The covariance matrix is specified by a separate text input file using the ".cov" or ".icov" extension and consisting of triplets (global index 1, global index 2, covariance estimate):

j1 j2 cov(j1,j2) j1 j3 cov(j1,j3) j4 j5 cov(j4,j5) ...

Entries can appear in any order and a missing entry implies that the corresponding covariance is zero. Duplicate entries (j1,j2) and (j2,j1) only need to be specified once. It is an error for the covariance to to refer to global indices that are not present in the data vector. Values of inverse covariance can be provided instead of covariance (in which case files should use the ".icov" extension and the "load-icov" option should be included on the command line or in the config file).

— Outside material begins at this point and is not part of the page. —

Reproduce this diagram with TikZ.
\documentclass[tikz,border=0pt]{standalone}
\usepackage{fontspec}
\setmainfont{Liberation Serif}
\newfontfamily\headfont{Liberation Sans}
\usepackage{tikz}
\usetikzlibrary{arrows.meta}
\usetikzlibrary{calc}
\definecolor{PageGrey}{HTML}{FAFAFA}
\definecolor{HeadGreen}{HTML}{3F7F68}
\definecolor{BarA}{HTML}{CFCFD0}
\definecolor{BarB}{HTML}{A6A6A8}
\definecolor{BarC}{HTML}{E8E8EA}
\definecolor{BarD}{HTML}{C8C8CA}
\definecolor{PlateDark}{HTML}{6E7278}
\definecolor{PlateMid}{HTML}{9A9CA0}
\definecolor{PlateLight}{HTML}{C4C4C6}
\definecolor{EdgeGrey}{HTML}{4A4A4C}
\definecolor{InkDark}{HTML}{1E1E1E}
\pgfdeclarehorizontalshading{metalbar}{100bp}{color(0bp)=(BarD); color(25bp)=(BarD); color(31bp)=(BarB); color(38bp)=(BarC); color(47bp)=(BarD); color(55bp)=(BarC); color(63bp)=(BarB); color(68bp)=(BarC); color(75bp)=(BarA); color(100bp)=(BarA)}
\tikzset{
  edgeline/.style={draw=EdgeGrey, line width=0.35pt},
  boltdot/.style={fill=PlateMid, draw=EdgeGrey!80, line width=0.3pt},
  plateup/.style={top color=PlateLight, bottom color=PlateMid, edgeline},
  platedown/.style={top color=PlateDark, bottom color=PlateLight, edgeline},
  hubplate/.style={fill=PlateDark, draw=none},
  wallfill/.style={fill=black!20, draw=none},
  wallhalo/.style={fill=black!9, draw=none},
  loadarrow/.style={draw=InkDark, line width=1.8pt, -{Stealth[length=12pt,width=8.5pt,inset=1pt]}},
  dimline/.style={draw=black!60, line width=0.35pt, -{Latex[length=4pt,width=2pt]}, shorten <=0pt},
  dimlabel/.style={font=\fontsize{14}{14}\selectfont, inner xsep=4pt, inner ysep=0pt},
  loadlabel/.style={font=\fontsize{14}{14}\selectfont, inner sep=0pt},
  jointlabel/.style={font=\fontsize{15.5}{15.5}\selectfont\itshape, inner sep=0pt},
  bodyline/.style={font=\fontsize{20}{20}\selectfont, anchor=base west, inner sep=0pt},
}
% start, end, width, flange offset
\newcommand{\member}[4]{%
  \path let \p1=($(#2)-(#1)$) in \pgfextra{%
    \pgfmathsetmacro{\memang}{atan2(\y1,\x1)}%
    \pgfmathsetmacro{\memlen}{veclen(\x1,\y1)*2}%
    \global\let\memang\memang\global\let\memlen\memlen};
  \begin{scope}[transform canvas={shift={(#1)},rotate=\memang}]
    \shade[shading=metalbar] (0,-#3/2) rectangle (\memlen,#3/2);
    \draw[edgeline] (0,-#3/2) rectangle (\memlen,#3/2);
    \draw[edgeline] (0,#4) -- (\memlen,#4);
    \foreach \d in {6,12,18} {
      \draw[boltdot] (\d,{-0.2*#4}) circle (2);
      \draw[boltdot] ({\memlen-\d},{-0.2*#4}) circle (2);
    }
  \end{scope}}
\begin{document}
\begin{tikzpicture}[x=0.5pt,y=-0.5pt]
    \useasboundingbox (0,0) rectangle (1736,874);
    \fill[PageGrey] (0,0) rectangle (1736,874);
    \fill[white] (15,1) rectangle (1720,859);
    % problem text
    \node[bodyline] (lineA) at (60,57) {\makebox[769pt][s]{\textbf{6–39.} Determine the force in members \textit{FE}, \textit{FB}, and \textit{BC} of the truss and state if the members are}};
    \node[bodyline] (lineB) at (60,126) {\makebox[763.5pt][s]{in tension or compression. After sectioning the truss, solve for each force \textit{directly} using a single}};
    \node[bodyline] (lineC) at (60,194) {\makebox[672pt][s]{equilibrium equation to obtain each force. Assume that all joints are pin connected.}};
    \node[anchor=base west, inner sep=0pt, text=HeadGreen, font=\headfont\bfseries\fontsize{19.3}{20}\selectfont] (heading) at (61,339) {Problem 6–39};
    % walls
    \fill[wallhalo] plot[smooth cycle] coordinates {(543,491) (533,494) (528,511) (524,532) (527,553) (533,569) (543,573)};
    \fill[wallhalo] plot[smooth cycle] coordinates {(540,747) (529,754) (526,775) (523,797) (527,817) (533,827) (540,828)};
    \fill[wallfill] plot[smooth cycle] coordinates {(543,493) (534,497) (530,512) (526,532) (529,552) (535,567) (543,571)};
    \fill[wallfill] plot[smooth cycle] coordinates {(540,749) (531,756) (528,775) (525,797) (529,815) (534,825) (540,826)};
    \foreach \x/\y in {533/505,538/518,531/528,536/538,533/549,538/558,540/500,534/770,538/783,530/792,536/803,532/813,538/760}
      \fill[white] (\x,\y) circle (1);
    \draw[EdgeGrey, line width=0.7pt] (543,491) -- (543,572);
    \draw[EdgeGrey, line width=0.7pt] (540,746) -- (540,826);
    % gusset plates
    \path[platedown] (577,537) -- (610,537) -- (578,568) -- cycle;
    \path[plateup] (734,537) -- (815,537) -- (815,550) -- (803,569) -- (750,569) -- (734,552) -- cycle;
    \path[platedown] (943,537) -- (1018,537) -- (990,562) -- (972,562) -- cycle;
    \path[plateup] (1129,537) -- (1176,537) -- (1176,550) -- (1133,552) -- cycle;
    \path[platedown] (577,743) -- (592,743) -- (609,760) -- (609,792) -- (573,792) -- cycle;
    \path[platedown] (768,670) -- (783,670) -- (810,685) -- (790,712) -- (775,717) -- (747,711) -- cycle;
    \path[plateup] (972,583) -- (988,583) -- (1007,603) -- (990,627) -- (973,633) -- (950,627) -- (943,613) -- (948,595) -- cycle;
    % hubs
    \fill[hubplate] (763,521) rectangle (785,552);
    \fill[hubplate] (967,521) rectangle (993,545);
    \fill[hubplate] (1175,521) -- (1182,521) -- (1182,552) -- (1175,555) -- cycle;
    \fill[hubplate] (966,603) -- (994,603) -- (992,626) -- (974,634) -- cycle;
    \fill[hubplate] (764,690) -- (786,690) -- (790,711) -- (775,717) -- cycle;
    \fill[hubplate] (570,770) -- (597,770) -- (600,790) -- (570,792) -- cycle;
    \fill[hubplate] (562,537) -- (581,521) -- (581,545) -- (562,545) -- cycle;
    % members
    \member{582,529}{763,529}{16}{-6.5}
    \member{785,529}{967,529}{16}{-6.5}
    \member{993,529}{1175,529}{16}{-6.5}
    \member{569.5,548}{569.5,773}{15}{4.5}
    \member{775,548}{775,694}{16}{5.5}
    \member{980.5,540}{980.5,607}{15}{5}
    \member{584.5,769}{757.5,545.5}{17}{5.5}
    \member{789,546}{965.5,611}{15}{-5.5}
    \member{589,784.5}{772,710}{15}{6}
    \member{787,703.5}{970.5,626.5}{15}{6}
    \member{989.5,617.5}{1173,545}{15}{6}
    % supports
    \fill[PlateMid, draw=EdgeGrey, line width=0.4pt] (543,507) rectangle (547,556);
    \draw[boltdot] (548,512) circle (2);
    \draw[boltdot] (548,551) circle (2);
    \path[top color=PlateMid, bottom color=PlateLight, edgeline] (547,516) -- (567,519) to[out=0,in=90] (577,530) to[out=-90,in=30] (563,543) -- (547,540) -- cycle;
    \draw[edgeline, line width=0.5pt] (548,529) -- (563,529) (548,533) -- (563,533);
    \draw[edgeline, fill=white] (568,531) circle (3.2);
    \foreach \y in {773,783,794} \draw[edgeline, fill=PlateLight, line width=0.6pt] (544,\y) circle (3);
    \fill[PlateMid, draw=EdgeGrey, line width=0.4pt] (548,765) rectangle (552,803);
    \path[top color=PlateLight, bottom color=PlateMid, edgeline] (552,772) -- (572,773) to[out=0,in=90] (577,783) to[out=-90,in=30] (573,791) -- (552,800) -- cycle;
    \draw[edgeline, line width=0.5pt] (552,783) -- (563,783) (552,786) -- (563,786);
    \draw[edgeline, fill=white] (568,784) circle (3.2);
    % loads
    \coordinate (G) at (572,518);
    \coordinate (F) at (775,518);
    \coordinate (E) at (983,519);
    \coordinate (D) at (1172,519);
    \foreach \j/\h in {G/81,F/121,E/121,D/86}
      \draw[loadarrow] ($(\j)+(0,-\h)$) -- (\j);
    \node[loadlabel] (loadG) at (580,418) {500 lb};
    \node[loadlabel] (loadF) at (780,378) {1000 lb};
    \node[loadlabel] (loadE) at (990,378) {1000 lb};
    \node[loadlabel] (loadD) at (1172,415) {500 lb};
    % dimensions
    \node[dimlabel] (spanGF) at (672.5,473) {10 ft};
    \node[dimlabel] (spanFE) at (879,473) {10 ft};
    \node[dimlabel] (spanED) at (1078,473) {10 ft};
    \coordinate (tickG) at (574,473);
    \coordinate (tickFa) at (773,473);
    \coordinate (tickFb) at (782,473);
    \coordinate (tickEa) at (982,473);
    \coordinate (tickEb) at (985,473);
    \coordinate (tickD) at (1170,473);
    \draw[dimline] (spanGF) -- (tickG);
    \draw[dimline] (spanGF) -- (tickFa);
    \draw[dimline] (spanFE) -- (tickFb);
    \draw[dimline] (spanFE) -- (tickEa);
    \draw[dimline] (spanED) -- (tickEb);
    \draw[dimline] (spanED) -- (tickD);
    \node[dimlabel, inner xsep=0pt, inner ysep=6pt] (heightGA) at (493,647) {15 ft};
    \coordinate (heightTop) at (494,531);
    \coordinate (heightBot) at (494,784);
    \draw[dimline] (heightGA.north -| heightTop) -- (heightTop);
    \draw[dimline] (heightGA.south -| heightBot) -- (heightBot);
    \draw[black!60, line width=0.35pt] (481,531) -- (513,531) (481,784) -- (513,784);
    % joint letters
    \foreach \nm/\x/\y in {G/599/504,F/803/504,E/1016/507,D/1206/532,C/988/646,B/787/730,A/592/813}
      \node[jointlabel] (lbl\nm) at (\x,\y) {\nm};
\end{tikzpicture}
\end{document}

It is often useful to divide input data into independent datasets (e.g., based on subregions of the sky) for the purposes of bootstrapping, etc. In this case, an additional "plate list" file is used to specify the dataset file names (without the ".data" or ".cov" / ".icov" extensions), with one file name per line. Multiple datasets must all use the same binning, including the set of unused bins (if any). In practice, small variations between datasets in which bins have valid correlation function estimates can be accommodated in two ways: either take the intersection of all valid bins (dropping bins which are only sometimes invalid) or else use the union and assign a large error to invalid bins. In practice, it is more efficient to provide ".icov" files than ".cov" files when using many observations.

As an analysis option, a distortion matrix describing a correction to the continuum fitting broadband distortion may be provided as an additional data product. The distortion matrix is specified by a separate text input file using the ".dmat" extension, with a file path that may be independent of the compulsory data components, and consisting of triplets (global index 1, global index 2, distortion estimate):

j1 j1 distortion(j1,j1) j1 j2 distortion(j1,j2) j1 j3 distortion(j1,j3) ...

Entries have to appear in order and a missing entry implies that the corresponding distortion is zero.